- A new digital registry is being formed that will add unique identifiers to crypto tokens like
Bitcoin ,Ethereum and others. - These digital token identifiers (DITs) will launch in September.
- The underlying aim of these tokens is to add legitimacy to cryptocurrencies using norms from the International Organization for Standardization (ISO).
How successful this endeavour will be, however, is a different story and entirely uncertain.
A company called Etrading Software, which provides market infrastructure for crypto trading, has formed a non-profit organisation called the DTI Foundation, is the one working on creating identification for cryptocurrencies.
DTIs, or Digital Token Identifiers, will be akin to unique identifiers placed on assets on regular fiat currency-based trading markets — like stocks and derivatives. This allows regulators and others to track assets, identify them and quantify risks involved in trading.
The DTI Foundation aims to do the same for the crypto market, which has often been criticised for its volatile nature and role in facilitating illicit transactions.
According to a report by Reuters, the DTIs will be registered with the Foundation and it will use norms from the International Organization for Standardization (ISO), to be finalized by September this year. It will formally issue identifiers for the 100 most important crypto assets and tokens, aiming to cover over 80% of the market. This, of course, will include top coins like Ethereum, Bitcoin, Ripple, Dogecoin and more.

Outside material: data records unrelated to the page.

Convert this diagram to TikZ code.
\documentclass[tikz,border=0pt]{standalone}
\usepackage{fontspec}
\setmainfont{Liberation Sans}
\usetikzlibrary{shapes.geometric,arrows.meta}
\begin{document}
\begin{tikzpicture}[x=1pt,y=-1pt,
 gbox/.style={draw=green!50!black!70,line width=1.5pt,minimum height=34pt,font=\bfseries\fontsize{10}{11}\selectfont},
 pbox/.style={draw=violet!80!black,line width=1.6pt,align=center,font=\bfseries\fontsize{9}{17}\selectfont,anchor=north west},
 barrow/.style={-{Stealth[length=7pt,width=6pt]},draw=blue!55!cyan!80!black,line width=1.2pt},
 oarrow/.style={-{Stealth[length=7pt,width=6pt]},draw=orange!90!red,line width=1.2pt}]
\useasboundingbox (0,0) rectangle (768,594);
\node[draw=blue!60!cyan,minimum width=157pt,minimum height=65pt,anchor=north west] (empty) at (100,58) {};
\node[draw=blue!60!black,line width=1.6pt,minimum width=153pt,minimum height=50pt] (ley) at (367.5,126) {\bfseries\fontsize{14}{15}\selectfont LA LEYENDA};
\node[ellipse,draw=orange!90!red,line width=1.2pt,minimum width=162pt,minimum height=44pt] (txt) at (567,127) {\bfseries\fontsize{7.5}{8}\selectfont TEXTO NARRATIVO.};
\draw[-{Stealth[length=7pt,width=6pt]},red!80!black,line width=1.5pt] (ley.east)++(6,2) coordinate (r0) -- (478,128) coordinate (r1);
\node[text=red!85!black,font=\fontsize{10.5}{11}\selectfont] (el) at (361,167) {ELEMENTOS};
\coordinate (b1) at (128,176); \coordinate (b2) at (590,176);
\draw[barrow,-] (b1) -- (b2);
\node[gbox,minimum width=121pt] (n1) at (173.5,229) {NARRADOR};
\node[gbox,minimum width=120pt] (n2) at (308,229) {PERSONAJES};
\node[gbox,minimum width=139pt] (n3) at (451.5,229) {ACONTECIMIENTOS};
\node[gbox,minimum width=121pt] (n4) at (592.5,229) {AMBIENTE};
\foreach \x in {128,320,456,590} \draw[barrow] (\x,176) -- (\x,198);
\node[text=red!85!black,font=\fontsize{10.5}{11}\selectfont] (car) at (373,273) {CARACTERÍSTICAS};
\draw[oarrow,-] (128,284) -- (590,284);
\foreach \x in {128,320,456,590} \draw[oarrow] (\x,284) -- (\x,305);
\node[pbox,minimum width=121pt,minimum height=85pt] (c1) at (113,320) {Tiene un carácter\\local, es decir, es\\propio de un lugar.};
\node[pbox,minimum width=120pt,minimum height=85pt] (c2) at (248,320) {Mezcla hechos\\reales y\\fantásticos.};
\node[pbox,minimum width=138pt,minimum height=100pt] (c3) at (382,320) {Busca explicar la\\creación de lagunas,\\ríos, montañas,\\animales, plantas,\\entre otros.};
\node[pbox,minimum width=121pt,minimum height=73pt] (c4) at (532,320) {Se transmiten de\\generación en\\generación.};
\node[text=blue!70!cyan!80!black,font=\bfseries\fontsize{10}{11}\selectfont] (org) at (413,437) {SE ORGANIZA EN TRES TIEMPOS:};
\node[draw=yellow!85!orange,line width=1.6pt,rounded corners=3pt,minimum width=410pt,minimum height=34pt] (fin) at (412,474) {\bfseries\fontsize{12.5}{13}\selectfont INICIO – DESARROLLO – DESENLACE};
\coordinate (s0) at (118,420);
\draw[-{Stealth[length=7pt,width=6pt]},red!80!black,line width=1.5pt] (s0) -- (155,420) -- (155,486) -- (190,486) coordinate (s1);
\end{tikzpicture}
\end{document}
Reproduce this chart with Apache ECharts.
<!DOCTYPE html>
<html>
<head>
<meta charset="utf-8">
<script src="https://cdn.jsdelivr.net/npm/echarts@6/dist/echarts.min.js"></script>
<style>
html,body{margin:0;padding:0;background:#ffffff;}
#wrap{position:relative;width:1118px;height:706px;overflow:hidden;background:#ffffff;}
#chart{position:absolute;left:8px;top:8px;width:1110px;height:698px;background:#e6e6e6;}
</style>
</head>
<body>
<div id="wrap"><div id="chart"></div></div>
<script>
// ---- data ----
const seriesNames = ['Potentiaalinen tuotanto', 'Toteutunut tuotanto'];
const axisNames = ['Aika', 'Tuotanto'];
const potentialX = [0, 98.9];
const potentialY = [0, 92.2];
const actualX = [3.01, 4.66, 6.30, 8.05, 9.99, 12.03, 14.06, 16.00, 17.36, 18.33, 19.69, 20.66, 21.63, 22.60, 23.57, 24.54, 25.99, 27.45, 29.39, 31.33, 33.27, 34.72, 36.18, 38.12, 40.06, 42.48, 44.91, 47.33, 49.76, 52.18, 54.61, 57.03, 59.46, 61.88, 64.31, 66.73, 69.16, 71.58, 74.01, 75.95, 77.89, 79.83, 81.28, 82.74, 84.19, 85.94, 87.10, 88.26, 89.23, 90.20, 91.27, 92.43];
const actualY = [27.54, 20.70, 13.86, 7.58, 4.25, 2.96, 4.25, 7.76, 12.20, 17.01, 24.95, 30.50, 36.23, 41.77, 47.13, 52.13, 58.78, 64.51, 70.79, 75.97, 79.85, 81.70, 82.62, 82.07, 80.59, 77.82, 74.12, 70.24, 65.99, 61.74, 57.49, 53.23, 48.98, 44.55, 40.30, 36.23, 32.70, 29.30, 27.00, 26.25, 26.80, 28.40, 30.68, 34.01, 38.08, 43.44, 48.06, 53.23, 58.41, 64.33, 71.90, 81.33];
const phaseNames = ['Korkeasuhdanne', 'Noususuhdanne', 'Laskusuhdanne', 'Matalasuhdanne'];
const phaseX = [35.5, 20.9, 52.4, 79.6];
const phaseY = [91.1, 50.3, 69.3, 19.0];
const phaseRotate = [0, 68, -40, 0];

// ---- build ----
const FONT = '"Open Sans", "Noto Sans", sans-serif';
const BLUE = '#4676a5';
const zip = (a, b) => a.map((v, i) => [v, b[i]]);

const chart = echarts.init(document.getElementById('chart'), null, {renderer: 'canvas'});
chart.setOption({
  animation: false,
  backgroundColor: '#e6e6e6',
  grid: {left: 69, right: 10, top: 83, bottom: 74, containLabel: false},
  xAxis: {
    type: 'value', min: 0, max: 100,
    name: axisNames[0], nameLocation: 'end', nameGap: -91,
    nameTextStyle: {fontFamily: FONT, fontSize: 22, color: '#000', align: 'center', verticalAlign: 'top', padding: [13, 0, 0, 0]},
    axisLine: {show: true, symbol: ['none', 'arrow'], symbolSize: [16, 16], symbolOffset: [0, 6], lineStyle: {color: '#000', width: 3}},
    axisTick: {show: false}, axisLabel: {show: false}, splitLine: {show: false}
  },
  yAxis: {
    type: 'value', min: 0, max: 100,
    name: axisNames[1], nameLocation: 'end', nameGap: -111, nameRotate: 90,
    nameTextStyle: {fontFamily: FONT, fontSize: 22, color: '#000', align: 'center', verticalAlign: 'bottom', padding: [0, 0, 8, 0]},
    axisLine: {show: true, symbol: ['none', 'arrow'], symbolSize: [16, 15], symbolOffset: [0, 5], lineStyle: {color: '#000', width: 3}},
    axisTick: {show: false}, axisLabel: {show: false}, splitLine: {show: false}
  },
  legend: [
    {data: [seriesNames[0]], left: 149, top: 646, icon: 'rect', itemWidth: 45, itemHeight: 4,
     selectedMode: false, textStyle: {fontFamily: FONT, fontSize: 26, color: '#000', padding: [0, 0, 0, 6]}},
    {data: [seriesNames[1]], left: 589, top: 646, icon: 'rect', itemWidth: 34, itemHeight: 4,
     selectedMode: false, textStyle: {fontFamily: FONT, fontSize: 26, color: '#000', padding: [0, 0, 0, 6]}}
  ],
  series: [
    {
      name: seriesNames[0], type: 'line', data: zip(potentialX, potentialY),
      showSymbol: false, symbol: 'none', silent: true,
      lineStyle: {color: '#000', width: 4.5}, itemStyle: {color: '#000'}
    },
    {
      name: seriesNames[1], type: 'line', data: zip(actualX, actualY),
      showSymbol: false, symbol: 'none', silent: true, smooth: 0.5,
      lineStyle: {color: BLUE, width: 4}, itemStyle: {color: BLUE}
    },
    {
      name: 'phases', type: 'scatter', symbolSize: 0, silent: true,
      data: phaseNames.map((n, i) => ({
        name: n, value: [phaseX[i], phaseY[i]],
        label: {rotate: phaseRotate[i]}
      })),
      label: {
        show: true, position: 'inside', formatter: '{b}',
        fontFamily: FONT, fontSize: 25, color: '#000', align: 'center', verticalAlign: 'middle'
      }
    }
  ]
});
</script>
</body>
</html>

The DTI Foundation hasn’t really explained how these identifiers will work at the moment, which is something that will need clarification. Crypto transactions are inherently trackable too, thanks to the nature of blockchains.
However, using ISO standards could mean that it will be easier for organisations, regulators and legacy platforms to get into the space, since they already have technology for such tracking built into their systems.
“Currently, the same digital token can have multiple identifiers. The DTI standard will work for industry to identify crypto asset trades to improve transparency and efficiency. It is expected standardisation could help investors that operate at scale and consequently manage large operations groups to process crypto-asset transactions without having to significantly rework their existing systems and processes,” the statement said.
According to the company, the DTI initiative will be led by the Product Advisory Committee (PAC) which will meet once a month. One of the first areas of focus for this industry forum is stable-coins, a priority for the DTI Service upon launch in September.
The PAC will also discuss such topics as how future regulatory changes will impact the crypto-market landscape.
Not only is the use case for DTI uncertain, it’s also difficult to say whether exchanges will jump on board with such a system. Having said that, crypto exchanges like WazirX, CoinDCX in India and many others globally, have often argued that their existence gives the crypto space a level of accountability that it didn’t have earlier.
The PAC — which will oversee the implementation of DTIs — consists of 20 members, who represent a ‘cross section’ of crypto market participants, global institutional investors, standards bodies, academics, market infra providers and more. Which means that at least some form of involvement from the industry can be expected.
The presence of standards bodies could make DTIs an integral part of regulations that various governments are formulating right now, while market participants and infra providers could build them directly into their systems.
“We absolutely see there will be a regulatory mandate for reporting of digital assets and that’s driven by just the size of the digital market, which now cannot be ignored by regulators,” Danesh told Reuters.